Requirements:
Pick out each line below containing "matplotlib".

Data extract:
— BEGIN —

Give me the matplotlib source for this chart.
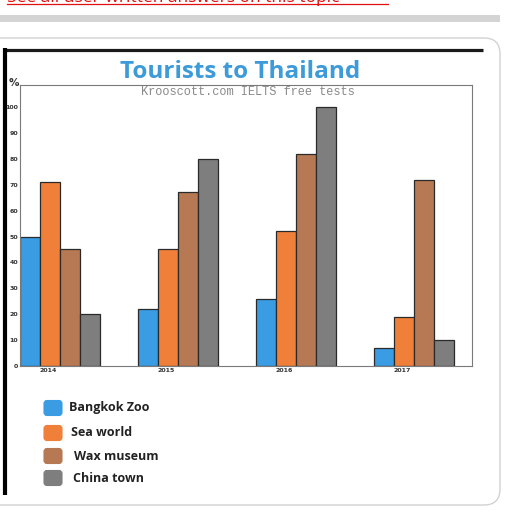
"""
Tourists to Thailand: grouped bar chart in a screenshot-style card.
Out: out.png (511x512)
"""
import numpy as np
import matplotlib
matplotlib.use("Agg")
import matplotlib.pyplot as plt
from matplotlib.patches import FancyBboxPatch, Rectangle

W, H = 511, 512

# data (%)
years = ["2014", "2015", "2016", "2017"]
bangkok_zoo = [50, 22, 26, 7]
sea_world = [71, 45, 52, 19]
wax_museum = [45, 67, 82, 72]
china_town = [20, 80, 100, 10]
series_names = ["Bangkok Zoo", "Sea world", "Wax museum", "China town"]
yticks = [0, 10, 20, 30, 40, 50, 60, 70, 80, 90, 100]

COLORS = ["#3a9de3", "#f07f3a", "#b77953", "#7e7e7e"]


def main():
    fig = plt.figure(figsize=(W / 100, H / 100), dpi=100)

    # page overlay in pixel coordinates
    bg = fig.add_axes([0, 0, 1, 1], zorder=0)
    bg.set_xlim(0, W); bg.set_ylim(H, 0); bg.axis("off")

    bg.text(7, 1.5, "See all user-written answers on this topic", color="#e01010",
            fontsize=12.5, family="Open Sans", va="baseline", ha="left")
    bg.plot([7, 388], [3.8, 3.8], color="#e01010", lw=0.9)
    bg.add_patch(Rectangle((0, 15), 500, 7, color="#d4d4d4", lw=0))
    bg.add_patch(FancyBboxPatch((-30, 38), 530, 467, boxstyle="round,pad=0,rounding_size=16",
                                fc="white", ec="#d2d2d2", lw=1.0))
    bg.plot([4, 483], [49.5, 49.5], color="#1a1a1a", lw=2.3, solid_capstyle="butt")
    bg.plot([5, 5], [48, 495], color="#000000", lw=3.0, solid_capstyle="butt")

    bg.text(240, 72, "Tourists to Thailand", color="#3d9bd9", fontsize=17.5,
            fontweight="bold", family="Open Sans", ha="center", va="center")
    bg.text(9, 83, "%", color="#333", fontsize=7.5, fontweight="bold",
            family="DejaVu Sans", ha="left", va="center")

    # legend
    leg_y = [408, 433, 456, 478]
    leg_x = [69, 71, 74, 73]
    for name, c, y, tx in zip(series_names, COLORS, leg_y, leg_x):
        bg.add_patch(FancyBboxPatch((44, y - 7.5), 18, 15, boxstyle="round,pad=0,rounding_size=3",
                                    fc=c, ec=c, lw=0.8))
        bg.text(tx, y, name, color="#222", fontsize=9, fontweight="bold",
                family="Open Sans", ha="left", va="center")

    # chart
    ax = fig.add_axes([20 / W, 1 - 366 / H, 452 / W, 281 / H], zorder=1)
    ax.patch.set_alpha(0)
    x = np.arange(len(years))
    w = 20 / 118
    for i, (vals, c) in enumerate(zip([bangkok_zoo, sea_world, wax_museum, china_town], COLORS)):
        ax.bar(x + (i - 1.5) * w, vals, w, color=c, edgecolor="#2a2a2a", lw=0.9, zorder=2)

    ax.set_xlim(-40 / 118, 412 / 118)
    ax.set_ylim(0, 108.5)
    ax.set_xticks(x - 0.1)
    ax.set_xticklabels(years, fontsize=4.5, fontweight="bold", color="#333")
    ax.set_yticks(yticks)
    ax.set_yticklabels([str(t) for t in yticks], fontsize=4.5, fontweight="bold", color="#333")
    ax.tick_params(length=0, pad=1.5)
    for s in ax.spines.values():
        s.set_color("#7a7a7a"); s.set_linewidth(0.8)
    ax.text(0.505, 0.995, "Krooscott.com IELTS free tests", transform=ax.transAxes,
            color="#8a8a8a", fontsize=8.6, family="Liberation Mono", ha="center", va="top")

    fig.savefig("out.png", dpi=100)
    plt.close(fig)


if __name__ == "__main__":
    main()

— END —

Response to this task:
Give me the matplotlib source for this chart.
import matplotlib
matplotlib.use("Agg")
import matplotlib.pyplot as plt
from matplotlib.patches import FancyBboxPatch, Rectangle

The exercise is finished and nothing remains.